What Is a Quitclaim Deed?
A quitclaim deed transfers or quits any interest in real property. A grantor—the individual transferring interest in a property—may not be in the title at all and can transfer an acquired interest. For example, a grantor married to the owner of a property might sign and record a quitclaim deed to transfer any interest the grantor may have acquired in the property to the spouse, who would be referred to as the grantee.
A quitclaim deed does not guarantee that a grantor owns any real interest in a property or the status of the title. It also applies only to whatever interest a grantor owns at the time of the transfer. For example, if a grantor acquires rights to a property in question at a later date, the previous quitclaim deed would have no impact.
Quitclaim deeds are not used for sales, which utilize warranty deeds or grant deeds. There also are circumstances that might call for an interspousal transfer deed in lieu of a quitclaim deed.
Divorce is one of the principal reasons for filing a quitclaim deed. If a couple owns a home jointly, the spouse not keeping the home would need to sign a quitclaim deed and transfer interest in the property to the spouse awarded the home in the divorce.
A grantor who signs a quitclaim deed is giving up ownership of a property and removing himself from the title, but this has no impact on mortgage debt.
A quitclaim deed does not remove a borrower's name from a mortgage nor relieve a borrower from responsibility for payment of a mortgage. Only a refinance, a payoff of the mortgage, or sale of the property which results in a payoff of the mortgage relieves a borrower from the obligation.

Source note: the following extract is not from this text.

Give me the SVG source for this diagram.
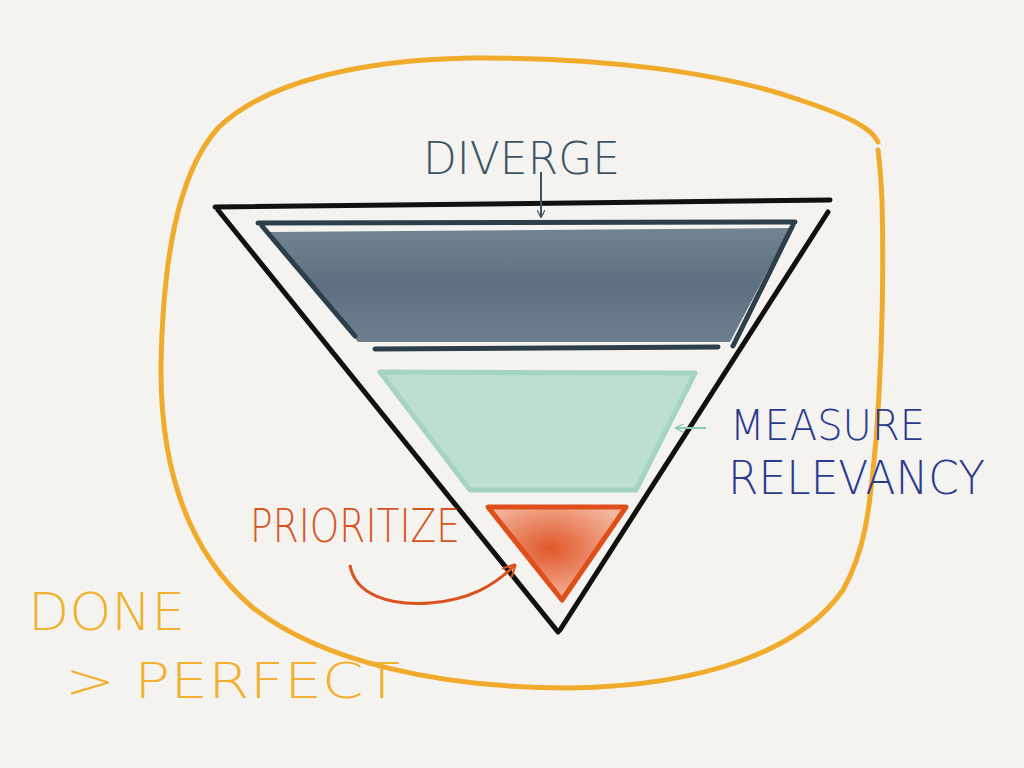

In a divorce, how ownership of a property is split can vary from case to case, but it's common for the individual keeping the home to refinance and buy out the ex-spouse. This kind of transfer cannot be handled with a simple quitclaim deed.
You can download a quitclaim deed from many websites, but if you want 100% confidence that your quitclaim deed was prepared properly and that your interests are protected, it is wise to consult with a lawyer or other legal professional specializing in real estate.
Interspousal Transfer Deeds
Interspousal transfer deeds are similar to quitclaim deeds and relinquish any further claim of community property. It can be signed by a current spouse or a spouse in the midst of a separation or going through final divorce proceedings. These also are commonly used if one spouse has better credit than the other and they want to refinance the home. In this case, the spouse with poor credit would transfer a claim to the spouse with better credit.
There is no state or city transfer tax due on a property transferred by an interspousal transfer deed. In California, for instance, the lack of a transfer tax represents a savings of $1.10 per $1,000 of value.